Writer's split
My writing these days is mostly driven by newspaper deadlines. Writing about events, people and politics in a crunch hardwires your brain to a certain style of writing that dulls creativity or at least makes it difficult to think outside the box especially when articles follow very specific rules. Just the facts, ma’am.
I do find, however, that fiction pops into my brain from time to time. Like a whisper on a wind I hear a sentence that tells me about a character that exists somewhere out there.

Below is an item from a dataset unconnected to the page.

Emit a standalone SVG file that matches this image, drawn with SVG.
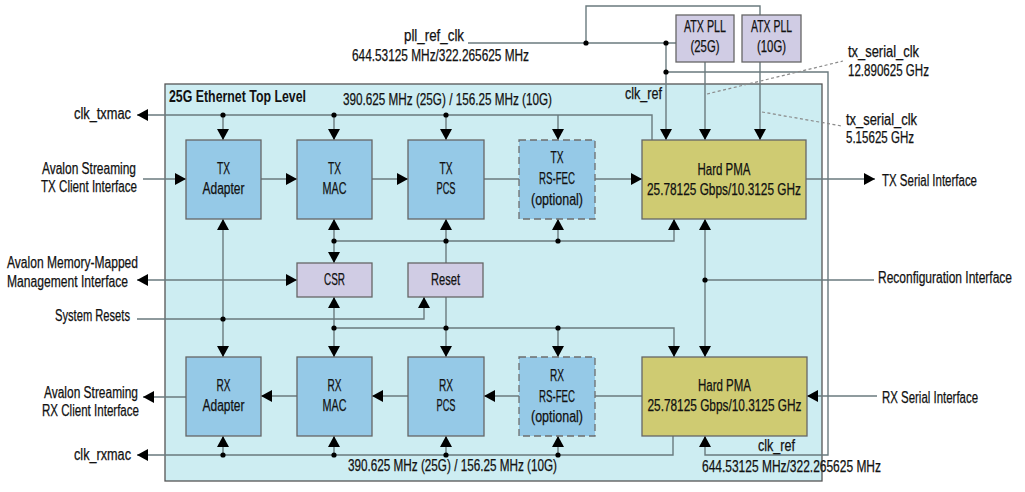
<svg xmlns="http://www.w3.org/2000/svg" width="1025" height="492" viewBox="0 0 1025 492">
<style>
text{font-family:"Liberation Sans",Arial,sans-serif;font-size:16px;fill:#111;stroke:#111;stroke-width:0.25}
.c{text-anchor:middle}
.e{text-anchor:end}
.b{font-weight:bold;stroke-width:0}
.ln{stroke:#6a7a7e;stroke-width:1.4;fill:none}
.ds{stroke:#8a8a8a;stroke-width:1.2;fill:none;stroke-dasharray:3 2.5}
.blue{fill:#95c9e7;stroke:#666;stroke-width:1.3}
.fec{fill:#95c9e7;stroke:#6e6e6e;stroke-width:1.3;stroke-dasharray:7 4}
.lav{fill:#d0cce4;stroke:#666;stroke-width:1.3}
.pma{fill:#cfcb72;stroke:#666;stroke-width:1.3}
.top{fill:#cdedf2;stroke:#555;stroke-width:1.3}
.ea{marker-end:url(#arr)}
.ba{marker-start:url(#arr);marker-end:url(#arr)}
</style>
<defs>
<marker id="arr" viewBox="0 0 11 12" refX="11" refY="6" markerWidth="11" markerHeight="12" markerUnits="userSpaceOnUse" orient="auto-start-reverse">
<path d="M0,0 L11,6 L0,12 z" fill="#000"/>
</marker>
</defs>
<g id="toplevel">
<rect class="top" x="165" y="84" width="657" height="397"/>
<text class="b" x="169" y="102" textLength="137" lengthAdjust="spacingAndGlyphs">25G Ethernet Top Level</text>
</g>
<g id="connectors">
<path class="ln" d="M468,43 H676"/>
<path class="ln" d="M586,43 V6 H760 V15"/>
<path class="ln ea" d="M666,43 V140"/>
<path class="ln ea" d="M666,72 H828 V455 H705 V436"/>
<path class="ln ea" d="M705,62 V140"/>
<path class="ln ea" d="M760,62 V140"/>
<path class="ds" d="M707,94 L843,61"/>
<path class="ds" d="M762,112 L842,126"/>
<path class="ln ea" d="M652,140 V115 H137"/>
<path class="ln ea" d="M223,115 V140"/>
<path class="ln ea" d="M334,115 V140"/>
<path class="ln ea" d="M446,115 V140"/>
<path class="ln ea" d="M558,115 V140"/>
<path class="ln ea" d="M143,179 H186"/>
<path class="ln ea" d="M261,179 H297"/>
<path class="ln ea" d="M372,179 H408"/>
<path class="ln" d="M484,179 H519"/>
<path class="ln ea" d="M595,179 H642"/>
<path class="ln ea" d="M806,179 H875"/>
<path class="ln ba" d="M223,219 V357"/>
<path class="ln ba" d="M334,219 V263"/>
<path class="ln ea" d="M334,241 H674 V219"/>
<path class="ln ea" d="M446,263 V219"/>
<path class="ln ea" d="M558,241 V219"/>
<path class="ln ba" d="M334,297 V357"/>
<path class="ln ea" d="M334,328 H674 V357"/>
<path class="ln ea" d="M446,297 V357"/>
<path class="ln ea" d="M558,328 V357"/>
<path class="ln ea" d="M137,319 H424 V297"/>
<path class="ln ba" d="M137,280 H297"/>
<path class="ln ba" d="M705,219 V357"/>
<path class="ln" d="M705,280 H874"/>
<path class="ln ea" d="M877,396 H807"/>
<path class="ln" d="M642,396 H595"/>
<path class="ln ea" d="M519,396 H484"/>
<path class="ln ea" d="M408,396 H372"/>
<path class="ln ea" d="M297,396 H261"/>
<path class="ln ea" d="M186,397 H143"/>
<path class="ln ea" d="M673,436 V455 H137"/>
<path class="ln ea" d="M223,455 V436"/>
<path class="ln ea" d="M334,455 V436"/>
<path class="ln ea" d="M446,455 V436"/>
<path class="ln ea" d="M558,455 V436"/>
<g fill="#000">
<circle cx="586" cy="43" r="2.6"/><circle cx="666" cy="43" r="2.6"/><circle cx="666" cy="72" r="2.6"/>
<circle cx="223" cy="115" r="2.6"/><circle cx="334" cy="115" r="2.6"/><circle cx="446" cy="115" r="2.6"/>
<circle cx="334" cy="241" r="2.6"/><circle cx="446" cy="241" r="2.6"/><circle cx="558" cy="241" r="2.6"/>
<circle cx="223" cy="319" r="2.6"/><circle cx="334" cy="328" r="2.6"/><circle cx="446" cy="328" r="2.6"/><circle cx="558" cy="328" r="2.6"/>
<circle cx="705" cy="280" r="2.6"/>
<circle cx="223" cy="455" r="2.6"/><circle cx="334" cy="455" r="2.6"/><circle cx="446" cy="455" r="2.6"/><circle cx="558" cy="455" r="2.6"/>
</g>
</g>
<g id="labels">
<text x="404" y="41" textLength="60" lengthAdjust="spacingAndGlyphs">pll_ref_clk</text>
<text class="e" x="529" y="61" textLength="177" lengthAdjust="spacingAndGlyphs">644.53125 MHz/322.265625 MHz</text>
<text x="625" y="99" textLength="37" lengthAdjust="spacingAndGlyphs">clk_ref</text>
<text x="343" y="105" textLength="209" lengthAdjust="spacingAndGlyphs">390.625 MHz (25G) / 156.25 MHz (10G)</text>
<text x="348" y="471" textLength="209" lengthAdjust="spacingAndGlyphs">390.625 MHz (25G) / 156.25 MHz (10G)</text>
<text x="758" y="451" textLength="37" lengthAdjust="spacingAndGlyphs">clk_ref</text>
<text x="702" y="472" textLength="179" lengthAdjust="spacingAndGlyphs">644.53125 MHz/322.265625 MHz</text>
<text class="e" x="131" y="119" textLength="57" lengthAdjust="spacingAndGlyphs">clk_txmac</text>
<text class="e" x="136" y="174" textLength="94" lengthAdjust="spacingAndGlyphs">Avalon Streaming</text>
<text class="e" x="137" y="192" textLength="96" lengthAdjust="spacingAndGlyphs">TX Client Interface</text>
<text x="7" y="268" textLength="131" lengthAdjust="spacingAndGlyphs">Avalon Memory-Mapped</text>
<text x="7" y="287" textLength="121" lengthAdjust="spacingAndGlyphs">Management Interface</text>
<text class="e" x="130" y="321" textLength="75" lengthAdjust="spacingAndGlyphs">System Resets</text>
<text class="e" x="138" y="398" textLength="94" lengthAdjust="spacingAndGlyphs">Avalon Streaming</text>
<text class="e" x="139" y="416" textLength="97" lengthAdjust="spacingAndGlyphs">RX Client Interface</text>
<text class="e" x="131" y="460" textLength="57" lengthAdjust="spacingAndGlyphs">clk_rxmac</text>
<text x="848" y="57" textLength="71" lengthAdjust="spacingAndGlyphs">tx_serial_clk</text>
<text x="848" y="76" textLength="81" lengthAdjust="spacingAndGlyphs">12.890625 GHz</text>
<text x="846" y="125" textLength="71" lengthAdjust="spacingAndGlyphs">tx_serial_clk</text>
<text x="846" y="143" textLength="68" lengthAdjust="spacingAndGlyphs">5.15625 GHz</text>
<text x="882" y="186" textLength="95" lengthAdjust="spacingAndGlyphs">TX Serial Interface</text>
<text class="e" x="1012" y="283" textLength="134" lengthAdjust="spacingAndGlyphs">Reconfiguration Interface</text>
<text x="882" y="403" textLength="96" lengthAdjust="spacingAndGlyphs">RX Serial Interface</text>
</g>
<g id="atx25">
<rect class="lav" x="676" y="15" width="58" height="47"/>
<text class="c" x="705" y="32" textLength="42" lengthAdjust="spacingAndGlyphs">ATX PLL</text>
<text class="c" x="705" y="52" textLength="29" lengthAdjust="spacingAndGlyphs">(25G)</text>
</g>
<g id="atx10">
<rect class="lav" x="742" y="15" width="59" height="47"/>
<text class="c" x="771.5" y="32" textLength="41" lengthAdjust="spacingAndGlyphs">ATX PLL</text>
<text class="c" x="771.5" y="52" textLength="29" lengthAdjust="spacingAndGlyphs">(10G)</text>
</g>
<g id="txadapter">
<rect class="blue" x="186" y="140" width="75" height="79"/>
<text class="c" x="223.5" y="174" textLength="13" lengthAdjust="spacingAndGlyphs">TX</text>
<text class="c" x="223.5" y="194" textLength="42" lengthAdjust="spacingAndGlyphs">Adapter</text>
</g>
<g id="txmac">
<rect class="blue" x="297" y="140" width="75" height="79"/>
<text class="c" x="334.5" y="174" textLength="13" lengthAdjust="spacingAndGlyphs">TX</text>
<text class="c" x="334.5" y="194" textLength="24" lengthAdjust="spacingAndGlyphs">MAC</text>
</g>
<g id="txpcs">
<rect class="blue" x="408" y="140" width="76" height="79"/>
<text class="c" x="446" y="174" textLength="13" lengthAdjust="spacingAndGlyphs">TX</text>
<text class="c" x="446" y="194" textLength="19" lengthAdjust="spacingAndGlyphs">PCS</text>
</g>
<g id="txfec">
<rect class="fec" x="519" y="140" width="76" height="79"/>
<text class="c" x="557" y="163" textLength="13" lengthAdjust="spacingAndGlyphs">TX</text>
<text class="c" x="557" y="184" textLength="36" lengthAdjust="spacingAndGlyphs">RS-FEC</text>
<text class="c" x="557" y="205" textLength="52" lengthAdjust="spacingAndGlyphs">(optional)</text>
</g>
<g id="txpma">
<rect class="pma" x="642" y="140" width="164" height="79"/>
<text class="c" x="724" y="175" textLength="53" lengthAdjust="spacingAndGlyphs">Hard PMA</text>
<text class="c" x="724" y="195" textLength="154" lengthAdjust="spacingAndGlyphs">25.78125 Gbps/10.3125 GHz</text>
</g>
<g id="csr">
<rect class="lav" x="297" y="263" width="75" height="34"/>
<text class="c" x="334.5" y="285" textLength="21" lengthAdjust="spacingAndGlyphs">CSR</text>
</g>
<g id="reset">
<rect class="lav" x="408" y="263" width="75" height="34"/>
<text class="c" x="445.5" y="285" textLength="29" lengthAdjust="spacingAndGlyphs">Reset</text>
</g>
<g id="rxadapter">
<rect class="blue" x="186" y="357" width="75" height="79"/>
<text class="c" x="223.5" y="391" textLength="14" lengthAdjust="spacingAndGlyphs">RX</text>
<text class="c" x="223.5" y="411" textLength="42" lengthAdjust="spacingAndGlyphs">Adapter</text>
</g>
<g id="rxmac">
<rect class="blue" x="297" y="357" width="75" height="79"/>
<text class="c" x="334.5" y="391" textLength="14" lengthAdjust="spacingAndGlyphs">RX</text>
<text class="c" x="334.5" y="411" textLength="24" lengthAdjust="spacingAndGlyphs">MAC</text>
</g>
<g id="rxpcs">
<rect class="blue" x="408" y="357" width="76" height="79"/>
<text class="c" x="446" y="391" textLength="14" lengthAdjust="spacingAndGlyphs">RX</text>
<text class="c" x="446" y="411" textLength="19" lengthAdjust="spacingAndGlyphs">PCS</text>
</g>
<g id="rxfec">
<rect class="fec" x="519" y="357" width="76" height="79"/>
<text class="c" x="557" y="381" textLength="14" lengthAdjust="spacingAndGlyphs">RX</text>
<text class="c" x="557" y="402" textLength="36" lengthAdjust="spacingAndGlyphs">RS-FEC</text>
<text class="c" x="557" y="422" textLength="52" lengthAdjust="spacingAndGlyphs">(optional)</text>
</g>
<g id="rxpma">
<rect class="pma" x="642" y="357" width="165" height="79"/>
<text class="c" x="724.5" y="391" textLength="53" lengthAdjust="spacingAndGlyphs">Hard PMA</text>
<text class="c" x="724.5" y="411" textLength="154" lengthAdjust="spacingAndGlyphs">25.78125 Gbps/10.3125 GHz</text>
</g>
</svg>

Part of the challenge for me in switching from non-fiction to fiction has to do with information overload and mental clutter and what to make of all the random headlines and Facebook posts that live in my brain and just occupy space. What does all of that extra information add up to? It changes our brains and changes the way we think and has a profound effect on imagination and creativity that could be negative or positive depending on the person.
In his NY Times review of ‘Gods Without Men,’ by Hari Kunzru, Douglass Coupland writes about a new literary genre he calls Translit.
“there is something psychically sparse about the present era, and artists of all stripes are responding with fresh strategies,” said Coupland. He describes a new reality absent the predominance of any era — a flattening of time and space.
“I do wonder if being a writer in 2012 means needing to be able to write in multiple genres, as do Kunzru, David Mitchell et al., but not as some sort of postmodern party trick.”
Coupland said that genre shifting is fundamental. Kunzru achieves this shift because he writes about events in his novel that happen in different time periods but all interconnect.
I think the trick to switching the brain from nonfiction to fiction is to find the points of intersection. To break free from rules. To find the place in the middle where time and space coexist where nonfiction and fiction meet.